>> Begin

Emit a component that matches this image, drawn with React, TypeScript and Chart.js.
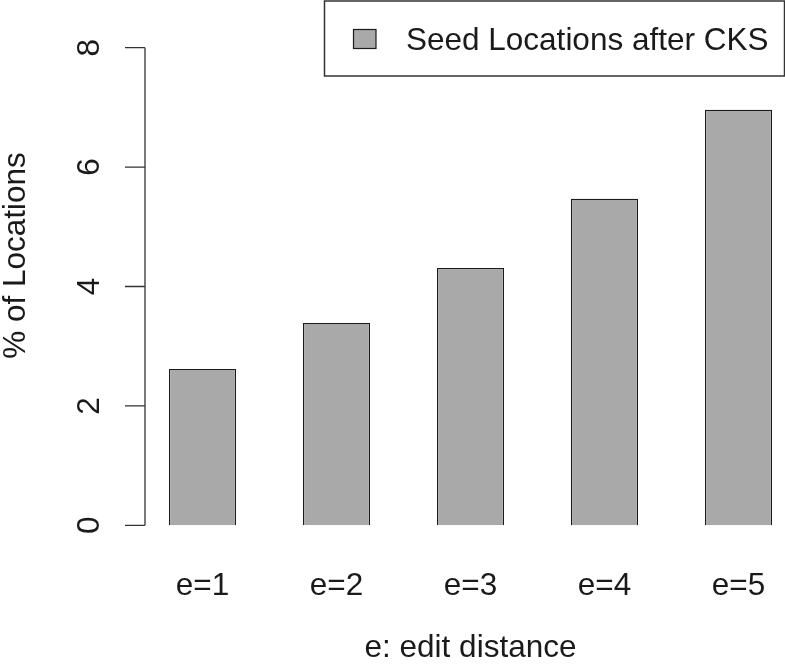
import React, { useEffect, useRef } from 'react';
import { Chart, registerables } from 'chart.js';

Chart.register(...registerables);

const categories = ['e=1', 'e=2', 'e=3', 'e=4', 'e=5'];
const seedLocations = [2.62, 3.39, 4.31, 5.47, 6.96];
const yTicks = [0, 2, 4, 6, 8];
const seriesLabel = 'Seed Locations after CKS';
const xTitle = 'e: edit distance';
const yTitle = '% of Locations';

const FONT = '31.5px "Liberation Sans", Arial, Helvetica, sans-serif';
const BAR_FILL = '#A9A9A9';
const INK = '#1a1a1a';

const rPlot = {
  id: 'rplot',
  afterDraw(chart: any) {
    const ctx: CanvasRenderingContext2D = chart.ctx;
    const xs = chart.scales.x;
    const ys = chart.scales.y;
    const axisX = chart.chartArea.left;
    ctx.save();

    // y axis line + ticks
    ctx.strokeStyle = '#333';
    ctx.lineWidth = 1.3;
    ctx.beginPath();
    ctx.moveTo(axisX, ys.getPixelForValue(yTicks[0]));
    ctx.lineTo(axisX, ys.getPixelForValue(yTicks[yTicks.length - 1]));
    yTicks.forEach((t) => {
      const py = ys.getPixelForValue(t);
      ctx.moveTo(axisX - 20, py);
      ctx.lineTo(axisX, py);
    });
    ctx.stroke();

    ctx.fillStyle = INK;
    ctx.font = FONT;
    ctx.textAlign = 'center';
    ctx.textBaseline = 'alphabetic';

    // y tick labels (rotated, R style)
    yTicks.forEach((t) => {
      ctx.save();
      ctx.translate(axisX - 46, ys.getPixelForValue(t));
      ctx.rotate(-Math.PI / 2);
      ctx.fillText(String(t), 0, 0);
      ctx.restore();
    });

    // y title
    ctx.save();
    ctx.translate(25, 255.5);
    ctx.rotate(-Math.PI / 2);
    ctx.fillText(yTitle, 0, 0);
    ctx.restore();

    // x category labels
    categories.forEach((c, i) => {
      ctx.fillText(c, xs.getPixelForValue(i + 1), 595);
    });

    // x title centred between first and last bar centres
    const cx = (xs.getPixelForValue(1) + xs.getPixelForValue(categories.length)) / 2;
    ctx.fillText(xTitle, cx, 657);

    // legend
    ctx.fillStyle = '#fff';
    ctx.fillRect(324.5, 1, 460, 75);
    ctx.strokeStyle = '#333';
    ctx.lineWidth = 1.5;
    ctx.strokeRect(324.5, 1, 460, 75);
    ctx.fillStyle = BAR_FILL;
    ctx.fillRect(353.5, 29.5, 22.5, 19);
    ctx.strokeStyle = INK;
    ctx.lineWidth = 1.2;
    ctx.strokeRect(353.5, 29.5, 22.5, 19);
    ctx.fillStyle = INK;
    ctx.textAlign = 'left';
    ctx.fillText(chart.data.datasets[0].label, 406, 49.5);

    ctx.restore();
  },
};

export default function App() {
  const ref = useRef<HTMLCanvasElement | null>(null);

  useEffect(() => {
    if (!ref.current) return;
    const chart = new Chart(ref.current, {
      type: 'bar',
      data: {
        datasets: [
          {
            label: seriesLabel,
            data: seedLocations.map((v, i) => ({ x: i + 1, y: v })),
            backgroundColor: BAR_FILL,
            borderColor: INK,
            borderWidth: 1.2,
            barPercentage: 0.5,
            categoryPercentage: 1,
          },
        ],
      },
      options: {
        animation: false,
        responsive: false,
        devicePixelRatio: 1,
        layout: { padding: { left: 145, right: 0, top: 28.6, bottom: 126.6 } },
        plugins: {
          legend: { display: false },
          tooltip: { enabled: false },
          title: { display: false },
        },
        scales: {
          x: {
            type: 'linear',
            display: false,
            offset: false,
            min: 0.571,
            max: 5.347,
            grid: { display: false, offset: false },
            afterBuildTicks: (s: any) => {
              s.ticks = categories.map((_, i) => ({ value: i + 1 }));
            },
          },
          y: {
            type: 'linear',
            display: false,
            min: -0.32,
            max: 8.32,
            grid: { display: false },
          },
        },
      },
      plugins: [rPlot],
    } as any);
    return () => chart.destroy();
  }, []);

  return (
    <div style={{ position: 'absolute', left: 0, top: 0, width: 785, height: 671, background: '#fff' }}>
      <canvas ref={ref} width={785} height={671} style={{ display: 'block' }} />
    </div>
  );
}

>> End

## [Instructions to follow]
Transcribe the opening line of the listing above, please, and every line after it through the line with "Chart.register(...registerables);", word for word, without pictures.

## [Written response]
Emit a component that matches this image, drawn with React, TypeScript and Chart.js.
import React, { useEffect, useRef } from 'react';
import { Chart, registerables } from 'chart.js';

Chart.register(...registerables);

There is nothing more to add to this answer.